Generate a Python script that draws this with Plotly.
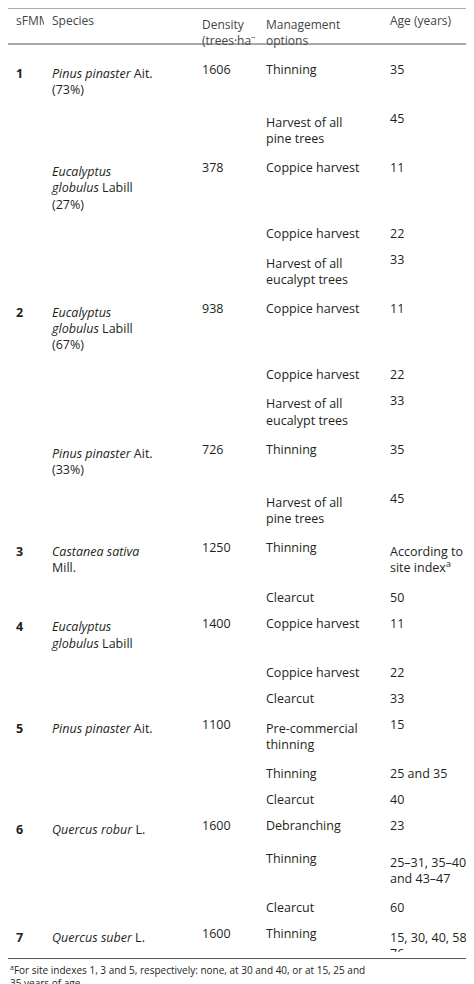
import plotly.graph_objects as go

header = ["sFMM", "Species", "Density<br>(trees·ha<sup>− 1</sup>)", "Management<br>options", "Age (years)"]

sfmm = ["<b>1</b>", "", "", "", "", "<b>2</b>", "", "", "", "", "<b>3</b>", "", "<b>4</b>", "", "",
        "<b>5</b>", "", "", "<b>6</b>", "", "", "<b>7</b>"]
species = ["<i>Pinus pinaster</i> Ait.<br>(73%)", "", "<i>Eucalyptus<br>globulus</i> Labill<br>(27%)", "", "",
           "<i>Eucalyptus<br>globulus</i> Labill<br>(67%)", "", "", "<i>Pinus pinaster</i> Ait.<br>(33%)", "",
           "<i>Castanea sativa</i><br>Mill.", "", "<i>Eucalyptus<br>globulus</i> Labill", "", "",
           "<i>Pinus pinaster</i> Ait.", "", "", "<i>Quercus robur</i> L.", "", "", "<i>Quercus suber</i> L."]
density = ["1606", "", "378", "", "", "938", "", "", "726", "", "1250", "", "1400", "", "",
           "1100", "", "", "1600", "", "", "1600"]
management = ["Thinning", "Harvest of all<br>pine trees", "Coppice harvest", "Coppice harvest",
              "Harvest of all<br>eucalypt trees", "Coppice harvest", "Coppice harvest",
              "Harvest of all<br>eucalypt trees", "Thinning", "Harvest of all<br>pine trees",
              "Thinning", "Clearcut", "Coppice harvest", "Coppice harvest", "Clearcut",
              "Pre-commercial<br>thinning", "Thinning", "Clearcut", "Debranching", "Thinning",
              "Clearcut", "Thinning"]
age = ["35", "45", "11", "22", "33", "11", "22", "33", "35", "45",
       "According to<br>site index<sup>a</sup>", "50", "11", "22", "33", "15", "25 and 35", "40",
       "23", "25–31, 35–40<br>and 43–47", "60", "15, 30, 40, 58,<br>76"]
footnote = ("<sup>a</sup>For site indexes 1, 3 and 5, respectively: none, at 30 and 40, or at 15, 25 and<br>"
            "35 years of age")

txt = "#231f20"
fig = go.Figure(go.Table(
    columnwidth=[36, 150, 64, 124, 100],
    header=dict(values=header, align="left", height=34,
                font=dict(family="Open Sans", size=12, color="#444"),
                fill_color="white", line=dict(width=0)),
    cells=dict(values=[sfmm, species, density, management, age], align="left", height=26,
               font=dict(family="Open Sans", size=12.5, color=txt),
               fill_color="white", line=dict(width=0)),
    domain=dict(x=[0, 1], y=[0.04, 1]),
))
fig.add_shape(type="line", xref="paper", yref="paper", x0=0, x1=1, y0=1, y1=1,
              line=dict(color="#555", width=1))
fig.add_shape(type="line", xref="paper", yref="paper", x0=0, x1=1, y0=1 - 36 / 984, y1=1 - 36 / 984,
              line=dict(color="#555", width=1))
fig.add_shape(type="line", xref="paper", yref="paper", x0=0, x1=1, y0=0.034, y1=0.034,
              line=dict(color="#555", width=1))
fig.add_annotation(text=footnote, xref="paper", yref="paper", x=0, y=0.031, xanchor="left", yanchor="top",
                   showarrow=False, align="left", font=dict(family="Open Sans", size=10, color=txt))
fig.update_layout(width=474, height=984, margin=dict(l=0, r=0, t=0, b=0),
                  paper_bgcolor="white", plot_bgcolor="white")
fig.write_html("out.html")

----------------------------------------

Written exercise: Transcribe all of the material exactly, leaving out whatever pictures it contains.

Response:
Generate a Python script that draws this with Plotly.
import plotly.graph_objects as go

header = ["sFMM", "Species", "Density<br>(trees·ha<sup>− 1</sup>)", "Management<br>options", "Age (years)"]

sfmm = ["<b>1</b>", "", "", "", "", "<b>2</b>", "", "", "", "", "<b>3</b>", "", "<b>4</b>", "", "",
        "<b>5</b>", "", "", "<b>6</b>", "", "", "<b>7</b>"]
species = ["<i>Pinus pinaster</i> Ait.<br>(73%)", "", "<i>Eucalyptus<br>globulus</i> Labill<br>(27%)", "", "",
           "<i>Eucalyptus<br>globulus</i> Labill<br>(67%)", "", "", "<i>Pinus pinaster</i> Ait.<br>(33%)", "",
           "<i>Castanea sativa</i><br>Mill.", "", "<i>Eucalyptus<br>globulus</i> Labill", "", "",
           "<i>Pinus pinaster</i> Ait.", "", "", "<i>Quercus robur</i> L.", "", "", "<i>Quercus suber</i> L."]
density = ["1606", "", "378", "", "", "938", "", "", "726", "", "1250", "", "1400", "", "",
           "1100", "", "", "1600", "", "", "1600"]
management = ["Thinning", "Harvest of all<br>pine trees", "Coppice harvest", "Coppice harvest",
              "Harvest of all<br>eucalypt trees", "Coppice harvest", "Coppice harvest",
              "Harvest of all<br>eucalypt trees", "Thinning", "Harvest of all<br>pine trees",
              "Thinning", "Clearcut", "Coppice harvest", "Coppice harvest", "Clearcut",
              "Pre-commercial<br>thinning", "Thinning", "Clearcut", "Debranching", "Thinning",
              "Clearcut", "Thinning"]
age = ["35", "45", "11", "22", "33", "11", "22", "33", "35", "45",
       "According to<br>site index<sup>a</sup>", "50", "11", "22", "33", "15", "25 and 35", "40",
       "23", "25–31, 35–40<br>and 43–47", "60", "15, 30, 40, 58,<br>76"]
footnote = ("<sup>a</sup>For site indexes 1, 3 and 5, respectively: none, at 30 and 40, or at 15, 25 and<br>"
            "35 years of age")

txt = "#231f20"
fig = go.Figure(go.Table(
    columnwidth=[36, 150, 64, 124, 100],
    header=dict(values=header, align="left", height=34,
                font=dict(family="Open Sans", size=12, color="#444"),
                fill_color="white", line=dict(width=0)),
    cells=dict(values=[sfmm, species, density, management, age], align="left", height=26,
               font=dict(family="Open Sans", size=12.5, color=txt),
               fill_color="white", line=dict(width=0)),
    domain=dict(x=[0, 1], y=[0.04, 1]),
))
fig.add_shape(type="line", xref="paper", yref="paper", x0=0, x1=1, y0=1, y1=1,
              line=dict(color="#555", width=1))
fig.add_shape(type="line", xref="paper", yref="paper", x0=0, x1=1, y0=1 - 36 / 984, y1=1 - 36 / 984,
              line=dict(color="#555", width=1))
fig.add_shape(type="line", xref="paper", yref="paper", x0=0, x1=1, y0=0.034, y1=0.034,
              line=dict(color="#555", width=1))
fig.add_annotation(text=footnote, xref="paper", yref="paper", x=0, y=0.031, xanchor="left", yanchor="top",
                   showarrow=False, align="left", font=dict(family="Open Sans", size=10, color=txt))
fig.update_layout(width=474, height=984, margin=dict(l=0, r=0, t=0, b=0),
                  paper_bgcolor="white", plot_bgcolor="white")
fig.write_html("out.html")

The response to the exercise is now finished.